When the English learned of this fate of the torpedo boat they sailed up
there and fired at it, shattering it to pieces. The Mulfords were at church
and the British went ashore and plundered the building. Returning to their
ships they fired at the house. Many of the bullet marks could be seen for
years afterward."
There
were other anecdotes in the history of Orient which refer to the British
blockade. However, it is interesting to note, even as related by this nonogenarian,
remembered from when she was a small girl, that the raids of the British
were infrequent and the supplies they gathered usually paid for.
Jemima
Terry Latham, at the time of this interview with the member of the Brooklyn
Eagle's staff, was one of the oldest residents on Eastern Long Island having
been born in the Village of Orient on April 5, 1803. Later she lived in
Southold, Brooklyn and New York where she married Capt. Jonathan Latham,
owner and proprietor of the now historic Orient Point Hotel, becoming his
third wife on the 17th of May, 1840.
Her father,
Jesse Terry, had been drafted as a soldier in the War of 1812 but had secured
a substitute to serve for him. The war had destroyed his business and he
had bought a farm at Orient Point where he and his wife had moved in March,
1813. Shortly after that the three English ships had anchored in Gardiner's
Bay and two in the Race.
Capt.
Jesse Terry, who died Feb. 3, 1831, and his brother Capt. Jonathan, who
died July 22, 1820 at age of 50, and operated the packet sloop, "Hero"
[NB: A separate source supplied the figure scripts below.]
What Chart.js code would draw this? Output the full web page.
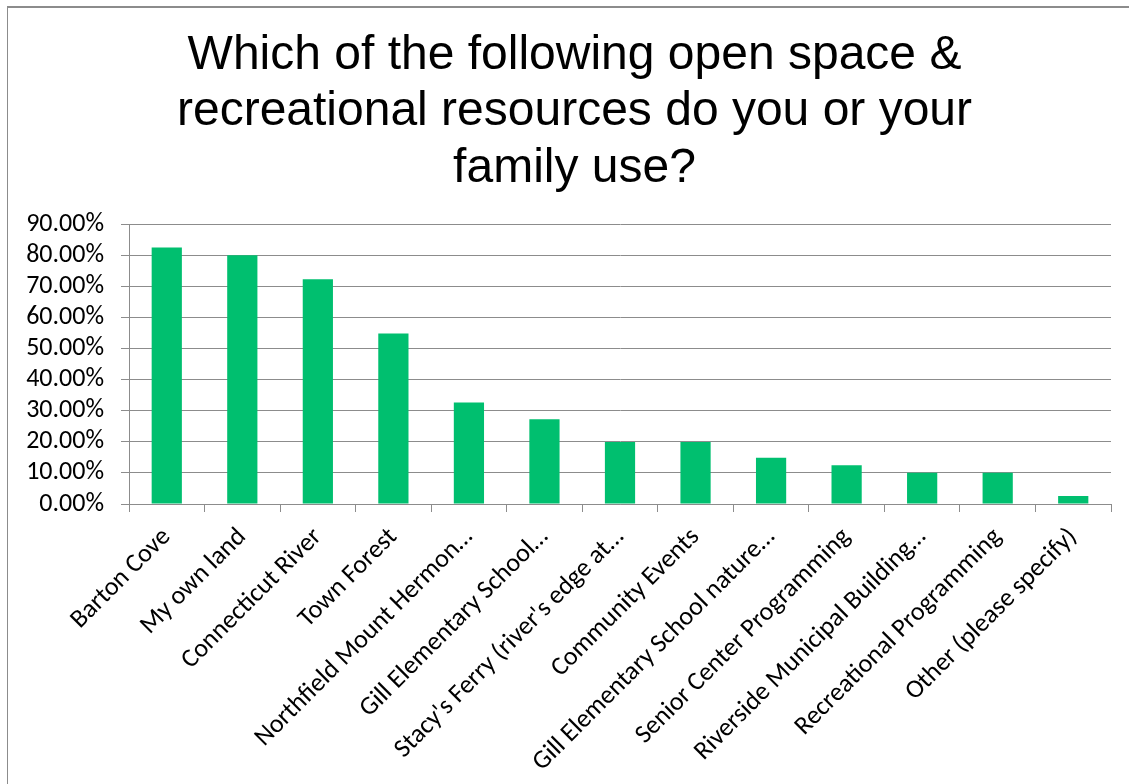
<!DOCTYPE html>
<html>
<head>
<meta charset="utf-8">
<script src="https://cdn.jsdelivr.net/npm/chart.js@4/dist/chart.umd.min.js"></script>
<style>
  html, body { margin: 0; padding: 0; background: #fff; }
  #wrap { position: relative; width: 1129px; height: 784px; overflow: hidden; }
  #frame { position: absolute; left: 7px; top: 6px; width: 1200px; height: 900px;
           border-left: 1px solid #8c8c8c; border-top: 2px solid #8c8c8c; box-sizing: border-box; }
  canvas { position: absolute; left: 0; top: 0; }
</style>
</head>
<body>
<div id="wrap">
  <div id="frame"></div>
  <canvas id="c" width="1129" height="784"></canvas>
</div>
<script>
const titleLines = [
  "Which of the following open space &",
  "recreational resources do you or your",
  "family use?"
];
const categories = [
  "Barton Cove",
  "My own land",
  "Connecticut River",
  "Town Forest",
  "Northfield Mount Hermon…",
  "Gill Elementary School…",
  "Stacy's Ferry (river's edge at…",
  "Community Events",
  "Gill Elementary School nature…",
  "Senior Center Programming",
  "Riverside Municipal Building…",
  "Recreational Programming",
  "Other (please specify)"
];
const usePercent = [82.6, 80.1, 72.4, 54.9, 32.7, 27.3, 20.0, 20.0, 14.9, 12.5, 10.1, 10.1, 2.6];
const yTicks = [0, 10, 20, 30, 40, 50, 60, 70, 80, 90];

const labelFont = "Carlito, Calibri, Lato, sans-serif";

new Chart(document.getElementById('c'), {
  type: 'bar',
  data: {
    labels: categories,
    datasets: [{
      data: usePercent,
      backgroundColor: '#00BF6F',
      borderWidth: 0,
      barPercentage: 0.40,
      categoryPercentage: 1.0
    }]
  },
  options: {
    responsive: false,
    animation: false,
    layout: { padding: { left: 20, right: 0, top: 0, bottom: 0 } },
    plugins: {
      legend: { display: false },
      tooltip: { enabled: false },
      title: {
        display: true,
        text: titleLines,
        color: '#000',
        font: { family: "'Liberation Sans', Arial, sans-serif", size: 48, weight: 'normal', lineHeight: 1.17 },
        padding: { top: 28, bottom: 28 }
      }
    },
    scales: {
      x: {
        afterFit: (axis) => { axis.height = 280; },
        grid: { display: true, offset: true, drawOnChartArea: false, drawTicks: true, tickLength: 8, color: '#8c8c8c' },
        border: { display: true, color: '#8c8c8c', width: 1 },
        ticks: {
          autoSkip: false, maxRotation: 45, minRotation: 45,
          color: '#000', padding: 10,
          font: { family: labelFont, size: 26 }
        }
      },
      y: {
        min: 0, max: 90,
        afterFit: (axis) => { axis.width = 109; },
        afterBuildTicks: (axis) => { axis.ticks = yTicks.map(v => ({ value: v })); },
        grid: { color: '#8c8c8c', lineWidth: 1, drawTicks: true, tickLength: 8 },
        border: { display: true, color: '#8c8c8c', width: 1 },
        ticks: {
          autoSkip: false,
          color: '#000', padding: 17,
          font: { family: labelFont, size: 26 },
          callback: (v) => Number(v).toFixed(2) + '%'
        }
      },
      yRight: {
        type: 'linear',
        position: 'right',
        display: true,
        afterFit: (axis) => { axis.width = 18; },
        grid: { display: false, drawTicks: false },
        border: { display: false },
        ticks: { display: false }
      }
    }
  }
});
</script>
</body>
</html>
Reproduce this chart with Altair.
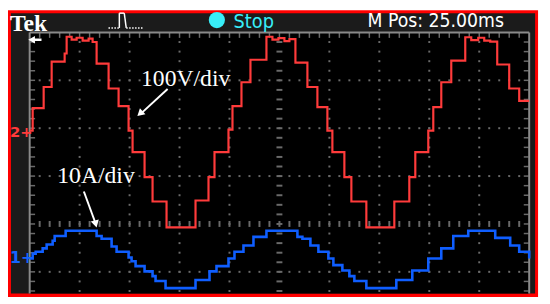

and sailed back and forth to New York with passengers and freight. A quote
from Griffin's Journal about them states: "These Messrs. Terry were patterns
of industry, prudence, and of business habits; moral rectitude marked all
of their dealings." (They were the sons of Jonathan Terry, Junior son of
Jonathan Terry, who was the son of Thomas Terry, second, who was the son
of Thomas Terry first.)
The story
of the Mulford House is also confirmed in Griffin's Journal: "In 1814,
a large torpedo boat, which had been fitted out at New York to annoy the
British ships then lying off Fisher's Island, on her way to the rendezvous
designated, while off against Southold ,in the Sound, a severe gale of
northerly wind drove the boat on shore a little east of Ashamomac Beach.
After lying there a day or two, a British ship and brig came and anchored
near where she lay. As they were arranging a number of barges for landing
men to destroy the torpedo, they kept up an almost constant firing of cannon.
The balls flew around said boat, over the farm of Mr. Mulford, and through
his house and out-houses, commencing with din and noise, which alarmed
the people for miles in every direction. Noah Terry* was on his way to
Southold, by the road which passed within a few rods of where this target
of a boat lay, at which they were firing. When opposite the torpedo, Noah
dismounted, left his horse, got on the torpedo boat, took off his hat,
swung it, and gave cheers, remounted his horse, and, amidst the roar of
cannon and whistling of balls, some of which plowed deep furrows near the
highway, he galloped on his way to town."
*Probably uncle of Captain
Jesse Terry and Captain Jonathan Terry. Noah Terry was born Sept. 1744
and died in Oct. 1815, the son of Jonathan Terry and Lydia Tuthill.